INSTRUCTION:
Your task is to copy every record exactly.

— BEGIN DATASET RECORDS —

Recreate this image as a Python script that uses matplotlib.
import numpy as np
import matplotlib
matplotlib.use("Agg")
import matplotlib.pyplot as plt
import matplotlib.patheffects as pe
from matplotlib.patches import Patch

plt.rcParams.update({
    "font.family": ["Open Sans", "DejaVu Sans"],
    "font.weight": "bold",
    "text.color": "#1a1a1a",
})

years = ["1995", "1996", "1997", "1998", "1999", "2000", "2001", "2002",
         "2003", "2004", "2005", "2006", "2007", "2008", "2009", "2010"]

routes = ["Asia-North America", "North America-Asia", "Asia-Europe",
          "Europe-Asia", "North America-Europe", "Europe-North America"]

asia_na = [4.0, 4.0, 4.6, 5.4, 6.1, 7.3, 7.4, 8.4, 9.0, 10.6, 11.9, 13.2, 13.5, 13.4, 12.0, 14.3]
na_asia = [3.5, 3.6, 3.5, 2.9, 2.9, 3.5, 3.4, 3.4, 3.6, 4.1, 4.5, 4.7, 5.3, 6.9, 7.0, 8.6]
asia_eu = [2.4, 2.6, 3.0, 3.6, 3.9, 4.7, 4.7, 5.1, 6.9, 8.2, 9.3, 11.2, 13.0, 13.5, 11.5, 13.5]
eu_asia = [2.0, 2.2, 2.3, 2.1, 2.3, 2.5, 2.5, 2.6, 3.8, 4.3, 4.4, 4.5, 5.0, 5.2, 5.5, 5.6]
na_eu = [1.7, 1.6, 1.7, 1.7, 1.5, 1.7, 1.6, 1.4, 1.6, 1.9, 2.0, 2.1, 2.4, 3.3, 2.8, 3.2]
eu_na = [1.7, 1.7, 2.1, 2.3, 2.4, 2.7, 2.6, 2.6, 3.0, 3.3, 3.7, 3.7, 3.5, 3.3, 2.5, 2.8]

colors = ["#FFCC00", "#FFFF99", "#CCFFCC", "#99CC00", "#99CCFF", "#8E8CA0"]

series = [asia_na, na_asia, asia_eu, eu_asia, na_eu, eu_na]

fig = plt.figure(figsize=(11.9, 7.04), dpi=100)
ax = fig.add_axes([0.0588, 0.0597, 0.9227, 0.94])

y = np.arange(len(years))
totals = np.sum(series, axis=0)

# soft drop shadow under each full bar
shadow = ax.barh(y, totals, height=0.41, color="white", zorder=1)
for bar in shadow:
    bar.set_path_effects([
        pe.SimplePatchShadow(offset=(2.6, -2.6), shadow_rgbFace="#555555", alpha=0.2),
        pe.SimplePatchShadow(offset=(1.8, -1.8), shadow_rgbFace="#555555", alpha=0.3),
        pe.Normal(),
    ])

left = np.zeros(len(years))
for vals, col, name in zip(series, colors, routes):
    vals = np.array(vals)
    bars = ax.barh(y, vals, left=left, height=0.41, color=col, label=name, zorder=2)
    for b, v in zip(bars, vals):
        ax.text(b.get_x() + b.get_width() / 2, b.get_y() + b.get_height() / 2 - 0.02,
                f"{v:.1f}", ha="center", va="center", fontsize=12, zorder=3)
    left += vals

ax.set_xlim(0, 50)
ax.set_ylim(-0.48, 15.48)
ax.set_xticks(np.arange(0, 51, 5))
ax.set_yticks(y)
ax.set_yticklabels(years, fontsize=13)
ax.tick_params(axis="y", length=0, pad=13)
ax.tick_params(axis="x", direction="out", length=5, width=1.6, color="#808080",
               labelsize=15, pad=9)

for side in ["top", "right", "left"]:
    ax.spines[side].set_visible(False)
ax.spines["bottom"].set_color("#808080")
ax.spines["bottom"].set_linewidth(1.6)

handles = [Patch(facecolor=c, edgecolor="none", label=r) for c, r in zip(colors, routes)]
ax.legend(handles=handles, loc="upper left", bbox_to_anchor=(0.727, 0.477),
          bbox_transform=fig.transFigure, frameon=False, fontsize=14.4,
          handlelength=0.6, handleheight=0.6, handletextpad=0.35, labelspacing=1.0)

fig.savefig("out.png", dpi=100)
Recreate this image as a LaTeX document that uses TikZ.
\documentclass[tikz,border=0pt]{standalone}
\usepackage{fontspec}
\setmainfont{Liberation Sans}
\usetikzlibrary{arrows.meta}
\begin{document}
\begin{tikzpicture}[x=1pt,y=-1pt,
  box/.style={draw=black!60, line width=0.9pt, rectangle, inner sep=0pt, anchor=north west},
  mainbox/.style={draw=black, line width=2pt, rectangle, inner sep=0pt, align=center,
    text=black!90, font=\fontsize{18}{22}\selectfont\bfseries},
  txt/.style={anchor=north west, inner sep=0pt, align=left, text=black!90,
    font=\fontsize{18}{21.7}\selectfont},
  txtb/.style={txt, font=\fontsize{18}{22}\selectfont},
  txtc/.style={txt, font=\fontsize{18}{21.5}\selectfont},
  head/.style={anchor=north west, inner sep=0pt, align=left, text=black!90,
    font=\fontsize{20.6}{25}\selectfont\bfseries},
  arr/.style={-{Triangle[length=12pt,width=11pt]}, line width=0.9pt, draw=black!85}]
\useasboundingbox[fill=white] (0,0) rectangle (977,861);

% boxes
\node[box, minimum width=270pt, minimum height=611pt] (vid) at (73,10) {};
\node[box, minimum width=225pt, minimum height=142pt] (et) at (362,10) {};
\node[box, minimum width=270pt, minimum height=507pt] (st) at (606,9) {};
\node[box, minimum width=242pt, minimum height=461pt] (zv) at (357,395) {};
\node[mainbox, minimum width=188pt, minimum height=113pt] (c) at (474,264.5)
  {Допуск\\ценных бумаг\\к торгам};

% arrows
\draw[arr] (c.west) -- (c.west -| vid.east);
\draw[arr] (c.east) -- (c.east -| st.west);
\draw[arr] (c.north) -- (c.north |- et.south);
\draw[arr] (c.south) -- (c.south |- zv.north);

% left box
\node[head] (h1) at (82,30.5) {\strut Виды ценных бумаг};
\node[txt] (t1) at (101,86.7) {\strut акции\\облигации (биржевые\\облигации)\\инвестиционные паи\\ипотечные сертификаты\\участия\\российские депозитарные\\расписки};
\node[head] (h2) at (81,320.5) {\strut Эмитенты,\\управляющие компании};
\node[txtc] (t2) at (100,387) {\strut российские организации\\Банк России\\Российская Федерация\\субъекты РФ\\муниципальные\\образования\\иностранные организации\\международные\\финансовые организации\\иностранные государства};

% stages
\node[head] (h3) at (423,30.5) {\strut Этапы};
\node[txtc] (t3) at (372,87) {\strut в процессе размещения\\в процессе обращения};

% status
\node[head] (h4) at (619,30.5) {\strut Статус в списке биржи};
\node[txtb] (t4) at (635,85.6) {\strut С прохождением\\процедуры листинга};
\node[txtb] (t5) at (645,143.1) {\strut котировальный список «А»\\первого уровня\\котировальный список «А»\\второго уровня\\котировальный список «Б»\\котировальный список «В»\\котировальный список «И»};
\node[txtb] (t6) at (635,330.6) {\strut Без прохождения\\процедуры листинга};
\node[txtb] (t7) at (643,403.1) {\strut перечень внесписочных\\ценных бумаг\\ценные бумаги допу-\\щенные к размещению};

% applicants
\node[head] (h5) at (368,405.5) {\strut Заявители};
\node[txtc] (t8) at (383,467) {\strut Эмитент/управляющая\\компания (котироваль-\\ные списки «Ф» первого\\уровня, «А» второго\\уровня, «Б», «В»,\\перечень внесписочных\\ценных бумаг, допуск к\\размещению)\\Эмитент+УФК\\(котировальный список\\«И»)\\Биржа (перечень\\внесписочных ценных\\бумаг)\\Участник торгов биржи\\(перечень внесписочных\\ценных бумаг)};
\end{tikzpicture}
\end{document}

— END DATASET RECORDS —

THE SOLUTION:
Recreate this image as a Python script that uses matplotlib.
import numpy as np
import matplotlib
matplotlib.use("Agg")
import matplotlib.pyplot as plt
import matplotlib.patheffects as pe
from matplotlib.patches import Patch

plt.rcParams.update({
    "font.family": ["Open Sans", "DejaVu Sans"],
    "font.weight": "bold",
    "text.color": "#1a1a1a",
})

years = ["1995", "1996", "1997", "1998", "1999", "2000", "2001", "2002",
         "2003", "2004", "2005", "2006", "2007", "2008", "2009", "2010"]

routes = ["Asia-North America", "North America-Asia", "Asia-Europe",
          "Europe-Asia", "North America-Europe", "Europe-North America"]

asia_na = [4.0, 4.0, 4.6, 5.4, 6.1, 7.3, 7.4, 8.4, 9.0, 10.6, 11.9, 13.2, 13.5, 13.4, 12.0, 14.3]
na_asia = [3.5, 3.6, 3.5, 2.9, 2.9, 3.5, 3.4, 3.4, 3.6, 4.1, 4.5, 4.7, 5.3, 6.9, 7.0, 8.6]
asia_eu = [2.4, 2.6, 3.0, 3.6, 3.9, 4.7, 4.7, 5.1, 6.9, 8.2, 9.3, 11.2, 13.0, 13.5, 11.5, 13.5]
eu_asia = [2.0, 2.2, 2.3, 2.1, 2.3, 2.5, 2.5, 2.6, 3.8, 4.3, 4.4, 4.5, 5.0, 5.2, 5.5, 5.6]
na_eu = [1.7, 1.6, 1.7, 1.7, 1.5, 1.7, 1.6, 1.4, 1.6, 1.9, 2.0, 2.1, 2.4, 3.3, 2.8, 3.2]
eu_na = [1.7, 1.7, 2.1, 2.3, 2.4, 2.7, 2.6, 2.6, 3.0, 3.3, 3.7, 3.7, 3.5, 3.3, 2.5, 2.8]

colors = ["#FFCC00", "#FFFF99", "#CCFFCC", "#99CC00", "#99CCFF", "#8E8CA0"]

series = [asia_na, na_asia, asia_eu, eu_asia, na_eu, eu_na]

fig = plt.figure(figsize=(11.9, 7.04), dpi=100)
ax = fig.add_axes([0.0588, 0.0597, 0.9227, 0.94])

y = np.arange(len(years))
totals = np.sum(series, axis=0)

# soft drop shadow under each full bar
shadow = ax.barh(y, totals, height=0.41, color="white", zorder=1)
for bar in shadow:
    bar.set_path_effects([
        pe.SimplePatchShadow(offset=(2.6, -2.6), shadow_rgbFace="#555555", alpha=0.2),
        pe.SimplePatchShadow(offset=(1.8, -1.8), shadow_rgbFace="#555555", alpha=0.3),
        pe.Normal(),
    ])

left = np.zeros(len(years))
for vals, col, name in zip(series, colors, routes):
    vals = np.array(vals)
    bars = ax.barh(y, vals, left=left, height=0.41, color=col, label=name, zorder=2)
    for b, v in zip(bars, vals):
        ax.text(b.get_x() + b.get_width() / 2, b.get_y() + b.get_height() / 2 - 0.02,
                f"{v:.1f}", ha="center", va="center", fontsize=12, zorder=3)
    left += vals

ax.set_xlim(0, 50)
ax.set_ylim(-0.48, 15.48)
ax.set_xticks(np.arange(0, 51, 5))
ax.set_yticks(y)
ax.set_yticklabels(years, fontsize=13)
ax.tick_params(axis="y", length=0, pad=13)
ax.tick_params(axis="x", direction="out", length=5, width=1.6, color="#808080",
               labelsize=15, pad=9)

for side in ["top", "right", "left"]:
    ax.spines[side].set_visible(False)
ax.spines["bottom"].set_color("#808080")
ax.spines["bottom"].set_linewidth(1.6)

handles = [Patch(facecolor=c, edgecolor="none", label=r) for c, r in zip(colors, routes)]
ax.legend(handles=handles, loc="upper left", bbox_to_anchor=(0.727, 0.477),
          bbox_transform=fig.transFigure, frameon=False, fontsize=14.4,
          handlelength=0.6, handleheight=0.6, handletextpad=0.35, labelspacing=1.0)

fig.savefig("out.png", dpi=100)
Recreate this image as a LaTeX document that uses TikZ.
\documentclass[tikz,border=0pt]{standalone}
\usepackage{fontspec}
\setmainfont{Liberation Sans}
\usetikzlibrary{arrows.meta}
\begin{document}
\begin{tikzpicture}[x=1pt,y=-1pt,
  box/.style={draw=black!60, line width=0.9pt, rectangle, inner sep=0pt, anchor=north west},
  mainbox/.style={draw=black, line width=2pt, rectangle, inner sep=0pt, align=center,
    text=black!90, font=\fontsize{18}{22}\selectfont\bfseries},
  txt/.style={anchor=north west, inner sep=0pt, align=left, text=black!90,
    font=\fontsize{18}{21.7}\selectfont},
  txtb/.style={txt, font=\fontsize{18}{22}\selectfont},
  txtc/.style={txt, font=\fontsize{18}{21.5}\selectfont},
  head/.style={anchor=north west, inner sep=0pt, align=left, text=black!90,
    font=\fontsize{20.6}{25}\selectfont\bfseries},
  arr/.style={-{Triangle[length=12pt,width=11pt]}, line width=0.9pt, draw=black!85}]
\useasboundingbox[fill=white] (0,0) rectangle (977,861);

% boxes
\node[box, minimum width=270pt, minimum height=611pt] (vid) at (73,10) {};
\node[box, minimum width=225pt, minimum height=142pt] (et) at (362,10) {};
\node[box, minimum width=270pt, minimum height=507pt] (st) at (606,9) {};
\node[box, minimum width=242pt, minimum height=461pt] (zv) at (357,395) {};
\node[mainbox, minimum width=188pt, minimum height=113pt] (c) at (474,264.5)
  {Допуск\\ценных бумаг\\к торгам};

% arrows
\draw[arr] (c.west) -- (c.west -| vid.east);
\draw[arr] (c.east) -- (c.east -| st.west);
\draw[arr] (c.north) -- (c.north |- et.south);
\draw[arr] (c.south) -- (c.south |- zv.north);

% left box
\node[head] (h1) at (82,30.5) {\strut Виды ценных бумаг};
\node[txt] (t1) at (101,86.7) {\strut акции\\облигации (биржевые\\облигации)\\инвестиционные паи\\ипотечные сертификаты\\участия\\российские депозитарные\\расписки};
\node[head] (h2) at (81,320.5) {\strut Эмитенты,\\управляющие компании};
\node[txtc] (t2) at (100,387) {\strut российские организации\\Банк России\\Российская Федерация\\субъекты РФ\\муниципальные\\образования\\иностранные организации\\международные\\финансовые организации\\иностранные государства};

% stages
\node[head] (h3) at (423,30.5) {\strut Этапы};
\node[txtc] (t3) at (372,87) {\strut в процессе размещения\\в процессе обращения};

% status
\node[head] (h4) at (619,30.5) {\strut Статус в списке биржи};
\node[txtb] (t4) at (635,85.6) {\strut С прохождением\\процедуры листинга};
\node[txtb] (t5) at (645,143.1) {\strut котировальный список «А»\\первого уровня\\котировальный список «А»\\второго уровня\\котировальный список «Б»\\котировальный список «В»\\котировальный список «И»};
\node[txtb] (t6) at (635,330.6) {\strut Без прохождения\\процедуры листинга};
\node[txtb] (t7) at (643,403.1) {\strut перечень внесписочных\\ценных бумаг\\ценные бумаги допу-\\щенные к размещению};

% applicants
\node[head] (h5) at (368,405.5) {\strut Заявители};
\node[txtc] (t8) at (383,467) {\strut Эмитент/управляющая\\компания (котироваль-\\ные списки «Ф» первого\\уровня, «А» второго\\уровня, «Б», «В»,\\перечень внесписочных\\ценных бумаг, допуск к\\размещению)\\Эмитент+УФК\\(котировальный список\\«И»)\\Биржа (перечень\\внесписочных ценных\\бумаг)\\Участник торгов биржи\\(перечень внесписочных\\ценных бумаг)};
\end{tikzpicture}
\end{document}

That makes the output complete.